Tips to make your visit to Tsukiji Market more enjoyable

Tips to make your visit to Tsukiji Market more enjoyable


The Central Wholesale Market, more commonly known as Tsukiji Market, is one of Tokyo’s most popular destinations, and for good reason. It is the world’s largest fish market, its vendors selling more than 500 varieties of seafood from 700 stalls. Mountains of Styrofoam boxes greet the visitor prior to entering the market. Men with cigarettes dangling from lips or fingers maneuver motorized carts at break-neck speed down speed lanes barely wide enough for two to pass side-by-side. Water gushes from hoses washing down tables used to clean 150kg tuna and 60cm sea eels. It also bubbles up from tanks holding the day’s catch. Voices ring out between stalls as vendors call out orders and banter amongst each other. Tsukiji Market truly is a feast for the senses.

Nearly every guidebook on Tokyo and nearly as many websites recommend a visit to Tsukiji. These same guides and web pages tell you how to get there and what to see. Some will even give you practical advice – “Stay out of the way of the carts!” But after my visit yesterday morning, judging by the attire and demeanor of the tourists there, I was again reminded that not too many of them offer tips that will make sure visitors get the most of their visit

As such, here is Orientation Tokyo’s very basic primer on visiting Tsukiji:

First, don’t wear flip flops, Crocs, or high heels. This is a fish market after all, and there is running water everywhere. The aisles and lanes between the stalls are always wet, and the vendors are often rinsing off tables or dumping out boxes filled with a slurry of ice, water, and blood. Unless you want soaking feet, wear closed toe shoes with a sole of decent thickness. If your pants are long enough to drag on the ground behind your heels, it is a good idea to roll them up a tad so that they don’t get wet, either.

Do say “Ohayo gozaimasu!” (Good morning!) Although the vendors can look dour and unwelcoming, a smile and greeting will be warmly returned. Tsukiji is a working market, not a circus side show – showing the people working there a bit of common courtesy will make your visit much more enjoyable and may even lead to some interesting interchanges with the vendors. In the same vein, it is always good form to ask before taking photographs. The vendors are aware that Tsukiji is a huge tourist attraction and that visitors will take photos, but taking a moment to ask before snapping that shot will garner you some more smiles.

Try not to go in large (more than four people) groups. The market is very busy, particularly when the doors open to the public at 9:00am, and trying to negotiate the narrow lanes between stalls with more than a few people will cause “traffic jams.” Most of the non-tourists in the market are buyers and purveyors trying to get seafood for their stores or restaurants, so anything that keeps them from doing this – and prevents them vendors from being able to sell to them – should be avoided. If you are going in a larger group, it might be a good idea to split up into smaller groups and go down separate lanes, agreeing to meet at the opposite end.
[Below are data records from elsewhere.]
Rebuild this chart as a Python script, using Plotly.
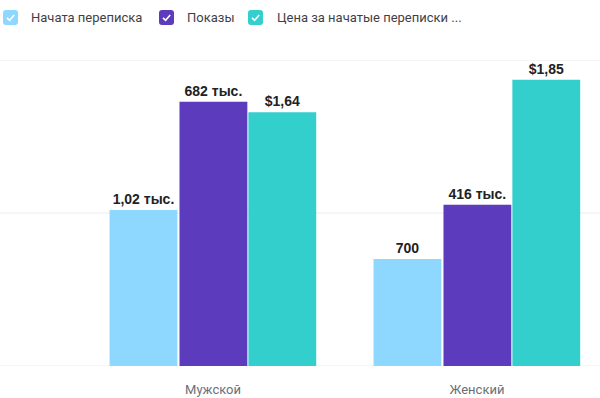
import plotly.graph_objects as go

categories = ["Мужской", "Женский"]
series_names = ["Начата переписка", "Показы", "Цена за начатые переписки ..."]
started = [1020, 700]
impressions = [682000, 416000]
cost = [1.64, 1.85]
started_labels = ["1,02 тыс.", "700"]
impressions_labels = ["682 тыс.", "416 тыс."]
cost_labels = ["$1,64", "$1,85"]
colors = ["#8ED8FF", "#5C3BBC", "#33CFCD"]
grid_values = [0, 1000, 2000]

W, H = 600, 398
T, B = 60, 32

fig = go.Figure()
label_font = dict(family="Liberation Sans, Arial, sans-serif", size=14, color="#222222")
width = 0.257
offsets = [-0.392, -0.127, 0.134]
specs = [
    (started, started_labels, "y"),
    (impressions, impressions_labels, "y2"),
    (cost, cost_labels, "y3"),
]

# gridlines (drawn as shapes so the edge lines show too)
for g in grid_values:
    fig.add_shape(type="line", xref="paper", yref="y", x0=0, x1=1, y0=g, y1=g,
                  line=dict(color="#ececec", width=1), layer="below")

for i, (vals, labels, ax) in enumerate(specs):
    fig.add_trace(go.Bar(
        x=categories, y=vals, name=series_names[i], yaxis=ax,
        marker=dict(color=colors[i], line=dict(width=0)),
        width=width, offset=offsets[i],
        text=["<b>%s</b>" % t for t in labels], textposition="outside",
        textfont=label_font, cliponaxis=False, showlegend=False,
        hoverinfo="skip",
    ))

fig.update_layout(
    width=W, height=H,
    margin=dict(l=0, r=0, t=T, b=B),
    plot_bgcolor="white", paper_bgcolor="white",
    barmode="overlay",
    font=dict(family="Roboto, sans-serif"),
    xaxis=dict(type="category", range=[-0.807, 1.466], showgrid=False, zeroline=False,
               showline=False, ticks="", tickfont=dict(size=13, color="#6b6f7a"),
               ticklabelstandoff=14, automargin=False),
    yaxis=dict(range=[0, 2000], showgrid=False,
               zeroline=False, showticklabels=False, ticks="", automargin=False),
    yaxis2=dict(range=[0, 790000], overlaying="y", showgrid=False, zeroline=False,
                showticklabels=False, ticks="", automargin=False),
    yaxis3=dict(range=[0, 1.978], overlaying="y", showgrid=False, zeroline=False,
                showticklabels=False, ticks="", automargin=False),
)

# custom checkbox-style legend
def py(pix):
    return (H - B - pix) / (H - T - B)

def px(pix):
    return pix / W

icon_x = [3, 159, 248]
text_x = [31, 187, 277]
for i in range(3):
    x0, x1 = icon_x[i], icon_x[i] + 15
    y0, y1 = 10, 25
    r = 3
    pts = [("M", x0 + r, y0), ("L", x1 - r, y0), ("Q", x1, y0, x1, y0 + r), ("L", x1, y1 - r),
           ("Q", x1, y1, x1 - r, y1), ("L", x0 + r, y1), ("Q", x0, y1, x0, y1 - r),
           ("L", x0, y0 + r), ("Q", x0, y0, x0 + r, y0)]
    parts = []
    for p in pts:
        cmd = p[0]
        coords = p[1:]
        cs = " ".join(f"{px(coords[j])},{py(coords[j+1])}" for j in range(0, len(coords), 2))
        parts.append(f"{cmd} {cs}")
    path = " ".join(parts) + " Z"
    fig.add_shape(type="path", xref="paper", yref="paper", path=path,
                  fillcolor=colors[i], line=dict(width=0))
    chk = (f"M {px(x0+4)},{py(y0+7.8)} L {px(x0+6.6)},{py(y0+10.3)} "
           f"L {px(x0+11.2)},{py(y0+5)}")
    fig.add_shape(type="path", xref="paper", yref="paper", path=chk,
                  line=dict(color="white", width=1.6))
    fig.add_annotation(x=px(text_x[i]), y=py(17.5), xref="paper", yref="paper",
                       text=series_names[i], showarrow=False,
                       font=dict(size=13, color="#3f3f46", family="Roboto, sans-serif"),
                       xanchor="left", yanchor="middle", xshift=-2)

fig.write_html("out.html", config={"displayModeBar": False},
               post_script="document.body.style.margin='0';document.body.style.overflow='hidden';")
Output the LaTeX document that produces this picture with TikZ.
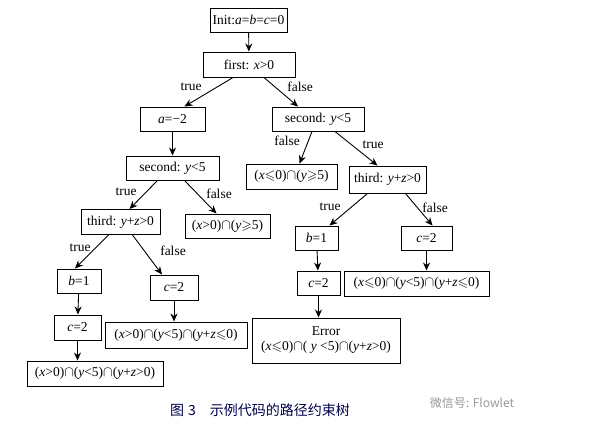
\documentclass[tikz,border=0pt]{standalone}
\usepackage{amssymb}
\usepackage{fontspec}
\setmainfont{Liberation Serif}
\newfontfamily\cjk{Noto Sans CJK SC}
\usetikzlibrary{arrows.meta}
\newcommand{\vi}[1]{\textit{#1}}
\newcommand{\myle}{\ensuremath{\leqslant}}
\newcommand{\myge}{\ensuremath{\geqslant}}
\newcommand{\mycap}{\ensuremath{\cap}}
\begin{document}
\begin{tikzpicture}[x=1pt,y=-1pt,
  box/.style={draw,line width=1pt,minimum height=24pt,inner sep=1pt,font=\fontsize{13.5}{15}\selectfont},
  arr/.style={-{Stealth[length=8pt,width=7pt]},line width=0.9pt},
  lab/.style={font=\fontsize{13.5}{15}\selectfont}]
\useasboundingbox (0,0) rectangle (600,437);
\node[box,minimum width=77pt] (init) at (248.5,20) {Init:\vi{a}=\vi{b}=\vi{c}=0};
\node[box,minimum width=92pt,minimum height=25pt] (first) at (249,64.5) {first: \vi{x}>0};
\node[box,minimum width=65pt] (am2) at (172.5,119) {\vi{a}=−2};
\node[box,minimum width=92pt] (secR) at (318,119) {second: \vi{y}<5};
\node[box,minimum width=93pt] (secL) at (172.5,168) {second: \vi{y}<5};
\node[box,minimum width=91pt,minimum height=25pt] (rA) at (291.5,176.5) {(\vi{x}\myle0)\mycap(\vi{y}\myge5)};
\node[box,minimum width=77pt,minimum height=27pt] (thR) at (387.5,179.5) {third: \vi{y}+\vi{z}>0};
\node[box,minimum width=79pt,minimum height=25pt] (thL) at (120.5,222) {third: \vi{y}+\vi{z}>0};
\node[box,minimum width=85pt] (lA) at (227.5,226) {(\vi{x}>0)\mycap(\vi{y}\myge5)};
\node[box,minimum width=43pt] (bR) at (316.5,238) {\vi{b}=1};
\node[box,minimum width=51pt] (cRf) at (426.5,238) {\vi{c}=2};
\node[box,minimum width=44pt] (bL) at (79,281) {\vi{b}=1};
\node[box,minimum width=48pt,minimum height=25pt] (cLf) at (174,287.5) {\vi{c}=2};
\node[box,minimum width=43pt] (cR) at (318.5,283) {\vi{c}=2};
\node[box,minimum width=145pt,minimum height=25pt] (rB) at (416.5,283.5) {(\vi{x}\myle0)\mycap(\vi{y}<5)\mycap(\vi{y}+\vi{z}\myle0)};
\node[box,minimum width=47pt,minimum height=25pt] (cL) at (77.5,327.5) {\vi{c}=2};
\node[box,minimum width=142pt,minimum height=26pt] (lB) at (176,335) {(\vi{x}>0)\mycap(\vi{y}<5)\mycap(\vi{y}+\vi{z}\myle0)};
\node[box,minimum width=148pt,minimum height=45pt,align=center] (err) at (326,340.5) {Error\\(\vi{x}\myle0)\mycap( \vi{y} <5)\mycap(\vi{y}+\vi{z}>0)};
\node[box,minimum width=136pt,minimum height=25pt] (lC) at (95,373.5) {(\vi{x}>0)\mycap(\vi{y}<5)\mycap(\vi{y}+\vi{z}>0)};
\draw[arr] (init) -- (first);
\draw[arr] ([xshift=-16pt]first.south) -- ([xshift=12pt]am2.north);
\draw[arr] ([xshift=15pt]first.south) -- ([xshift=-20pt]secR.north);
\draw[arr] (am2) -- (secL);
\draw[arr] ([xshift=-6pt]secR.south) -- ([xshift=8pt]rA.north);
\draw[arr] ([xshift=17pt]secR.south) -- ([xshift=-10pt]thR.north);
\draw[arr] ([xshift=-15pt]secL.south) -- ([xshift=9pt]thL.north);
\draw[arr] ([xshift=12pt]secL.south) -- ([xshift=-11pt]lA.north);
\draw[arr] ([xshift=-20pt]thR.south) -- ([xshift=13pt]bR.north);
\draw[arr] ([xshift=18pt]thR.south) -- ([xshift=6pt]cRf.north);
\draw[arr] ([xshift=-12pt]thL.south) -- ([xshift=-4pt]bL.north);
\draw[arr] ([xshift=12pt]thL.south) -- ([xshift=-12pt]cLf.north);
\draw[arr] (bR) -- (cR);
\draw[arr] (cRf.south) -- (cRf.south |- rB.north);
\draw[arr] (bL) -- (cL);
\draw[arr] (cLf.south) -- (cLf.south |- lB.north);
\draw[arr] (cR.south) -- (cR.south |- err.north);
\draw[arr] (cL.south) -- (cL.south |- lC.north);
\node[lab] (t1) at (191,87) {true};
\node[lab] (f1) at (300,87) {false};
\node[lab] (f2) at (287,141) {false};
\node[lab] (t2) at (373,145) {true};
\node[lab] (t3) at (126,192) {true};
\node[lab] (f3) at (219,194) {false};
\node[lab] (t4) at (330,207) {true};
\node[lab] (f4) at (435,208) {false};
\node[lab] (t5) at (80,248) {true};
\node[lab] (f5) at (173,251) {false};
\node[font=\cjk\fontsize{14}{15}\selectfont,text=black!70!blue] (cap) at (260,410) {图\;3\quad 示例代码的路径约束树};
\node[font=\cjk\fontsize{12}{13}\selectfont,text=black!40] (wm) at (472,403) {微信号: Flowlet};
\end{tikzpicture}
\end{document}
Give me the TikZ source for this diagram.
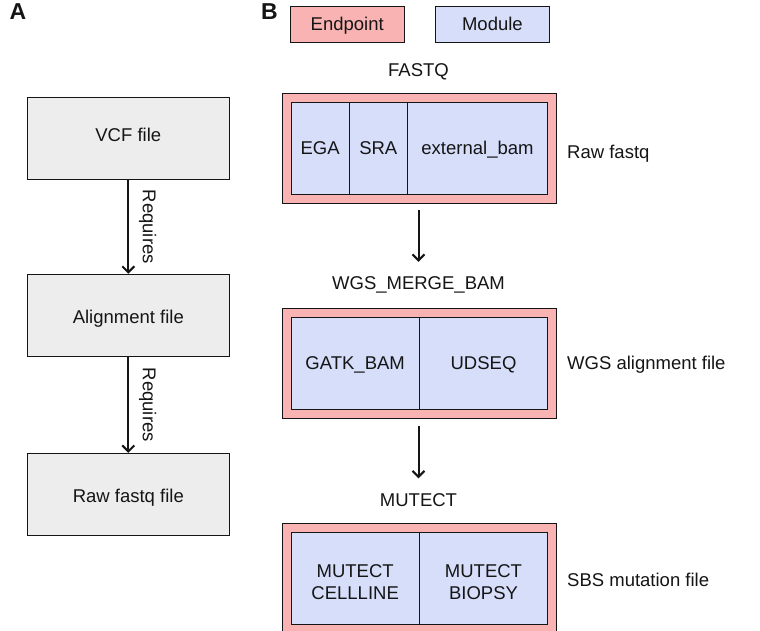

Don’t bring small children. While the sights and sounds of the market can be quite interesting for kids, the hustle and bustle means that they can get separated from parents. Also, trying to navigate the narrow aisles while holding your child’s hand or carrying them can be a daunting task and take away from your enjoyment of the market. Finally, sticking fingers into boxes or tanks (as kids are wont to do), can result in some painful nips or stings…

Don’t feel that you have to have sushi in one of the restaurants located on market grounds! There is no question that the sushi here is just about as fresh as it gets, but getting into the most popular (that is, the ones mentioned by name in Frommer’s, Lonely Planet, etc.) restaurants can entail a wait of up to two hours, and usually no less than 30 minutes. If you head out of the market and into the warren of streets outside of it towards the corner of Harumi Street and Shin-Ohashi Street, you will find places equally as good, with omakase sets at better prices, and no crowds. This means that you can sit and enjoy your sushi with out feeling pressured to finish as quickly as possible and turn your seat over to the next person waiting in line.

Finally, trying to get passes to the tuna auction has become a bit more problematic than it was in the past. The number of passes has been limited to 120 people per day, with registration beginning at 5:00am. However, if there are “many people waiting in line, registration may start before 5:00am. (In such case, registration might end before 5:00am)” This means that unless you are there by 4:30, waiting to register, you will probably not be one of the lucky few getting passes into the auction, and will find yourself with a long wait on your hands before the outer market opens.

As such, unless you are bound and determined to cross the Tsukiji Tuna Auction off your Bucket List, don’t worry about not viewing the auction. The outer market (that portion open to the public at 9:00am) is still more than enjoyable enough in and of itself – you will still be able to see huge tuna, and in addition many, many other types of seafood, so many that you will not be left for wanting.

Last, but not least: as so many others have pointed out – watch out for the carts! Keep you head on a swivel and when coming out of one of the aisles, be sure to look both ways before crossing the lane and moving on. The carts will not stop for you, so be sure not to dawdle in places where they are shuttling around.

Now, get out there and enjoy one of Tokyo’s most unique destinations!